In local government there can be a notable lack of candour – speaking up can have consequences. Even when meetings are open and informal, people often leave them and have ‘meetings after the meeting’ when their real feelings and opinions are expressed. It is difficult to identify the reason for the reluctance to speak candidly.

There are stories in local government of people who have spoken up in forums to express ideas that are contrary to the prevailing view of the group, and this has resulted in a poor result at their next performance appraisal. Sometimes we don’t want to hear what we don’t want to hear.

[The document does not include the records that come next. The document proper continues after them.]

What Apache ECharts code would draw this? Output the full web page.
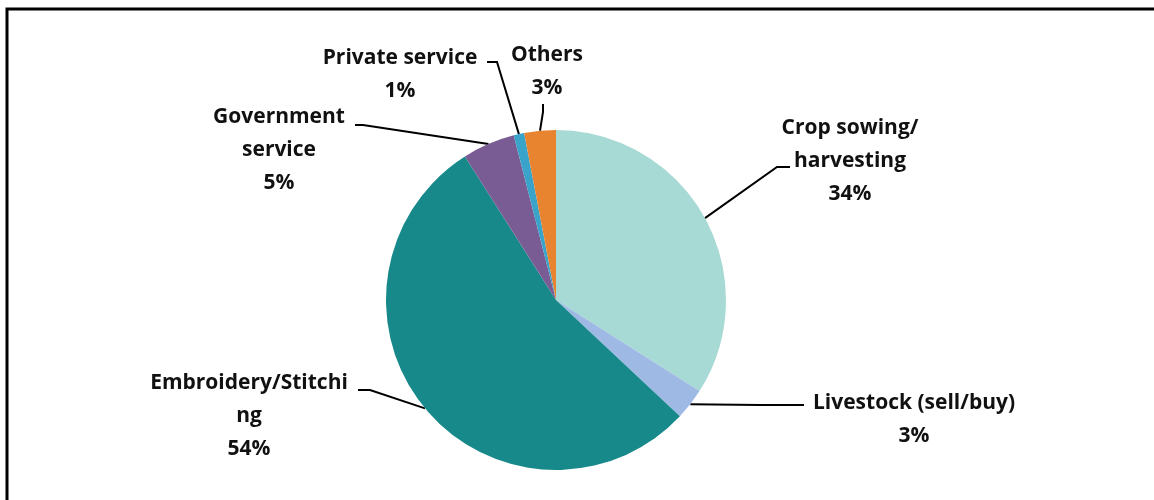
<!DOCTYPE html>
<html>
<head>
<meta charset="utf-8">
<script src="https://cdn.jsdelivr.net/npm/echarts@6/dist/echarts.min.js"></script>
<style>
  html, body { margin: 0; padding: 0; background: #fff; }
  #chart { width: 1154px; height: 500px; }
</style>
</head>
<body>
<div id="chart"></div>
<script>
// slices, clockwise from 12 o'clock
const names = ['Crop sowing/\nharvesting', 'Livestock (sell/buy)', 'Embroidery/Stitchi\nng', 'Government\nservice', 'Private service', 'Others']
const shares = [34, 3, 54, 5, 1, 3]
const colors = ['#a7d9d5', '#9fb9e5', '#18898a', '#7a5c95', '#3aa3c9', '#e8832f']

// label block centres and leader line bends (layout only)
const labelPos = [
  { x: 850, y: 161, bend: [[777, 167], [790, 167]] },
  { x: 914, y: 420, bend: [[760, 405], [804, 405]] },
  { x: 249, y: 416, bend: [[370, 390], [358, 390]] },
  { x: 279, y: 150, bend: [[363, 125], [355, 125]] },
  { x: 400, y: 75,  bend: [[497, 62], [487, 62]] },
  { x: 547, y: 72,  bend: [[543, 112], [543, 104]] }
]

const chart = echarts.init(document.getElementById('chart'))

chart.setOption({
  animation: false,
  graphic: [{
    type: 'rect',
    shape: { x: 7, y: 9, width: 1160, height: 520 },
    style: { fill: 'none', stroke: '#000', lineWidth: 3 }
  }],
  series: [{
    type: 'pie',
    center: [556, 300],
    radius: 170,
    startAngle: 90,
    clockwise: true,
    data: names.map((n, i) => ({ name: n, value: shares[i], itemStyle: { color: colors[i] } })),
    label: {
      show: true,
      position: 'outside',
      formatter: p => p.name + '\n' + p.value + '%',
      fontFamily: 'Open Sans',
      fontWeight: 'bold',
      fontSize: 21,
      lineHeight: 33,
      color: '#111',
      align: 'center'
    },
    labelLine: {
      show: true,
      length: 20,
      length2: 10,
      lineStyle: { color: '#000', width: 2 }
    },
    labelLayout: params => {
      const pos = labelPos[params.dataIndex]
      const start = params.labelLinePoints[0]
      return {
        x: pos.x,
        y: pos.y,
        align: 'center',
        verticalAlign: 'middle',
        labelLinePoints: [start, pos.bend[0], pos.bend[1]]
      }
    }
  }]
})
</script>
</body>
</html>
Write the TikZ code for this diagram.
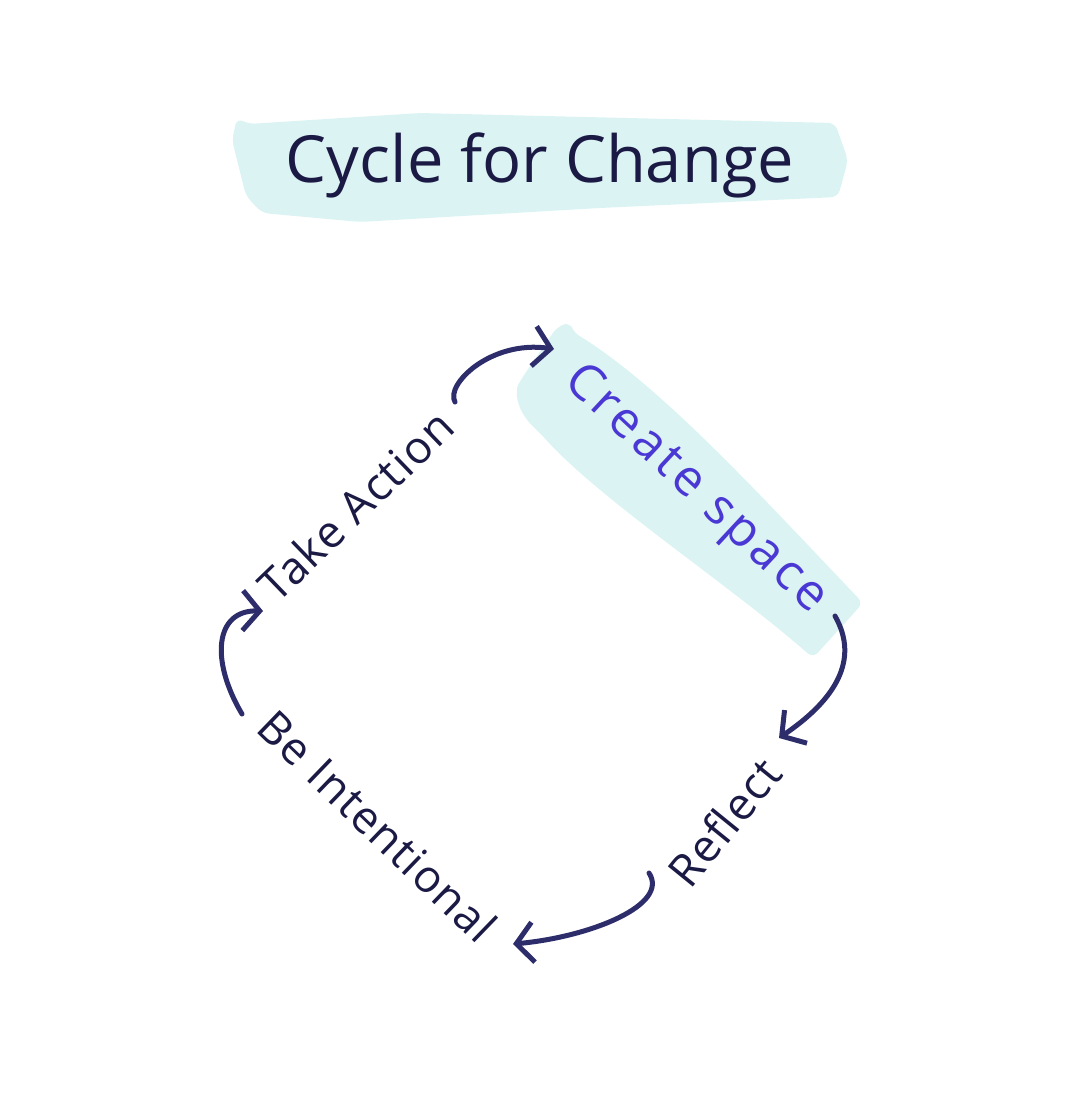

There is also a prevailing culture of not ‘rocking the boat’ in many councils, and being the dissenting voice can be frowned upon because the person is then seen to be ‘not getting along’. The predominant culture rejects disruption in favour of the settled and familiar.

Encouraging candour is a key challenge for local government to overcome indecision.

Charan believes that lack of closure, coupled with lack of sanctions, is the primary reason for a culture of indecision. He provides an example to illustrate this view:

A new CEO at a company wanted to develop a culture of collaboration, openness and decisiveness. The company was known for its bright, aggressive people. They had a reputation for competing with each other, at least as often as they pulled together. The culture was marked by the ‘lone heroes’. Individual operating units had little or no incentive to share information or cooperate. There were few sanctions for lone behaviour or failing to meet performance goals. Indecision was rife.

As one employee commented, “Meetings, meetings, and more meetings. People couldn’t make decisions, wouldn’t make decisions. They didn’t have to. No accountability.”

The CEO brought in six new social operating mechanisms, including the ‘performance call’. Once a month executives and managers would take part in a conference call where the past months financial results and critical activities were reviewed. Transparency and simultaneous information were the rules. It was not good enough for a manager to say that they were assessing, reviewing or analysing a problem. They needed to say what they were doing to act on the matter and how soon.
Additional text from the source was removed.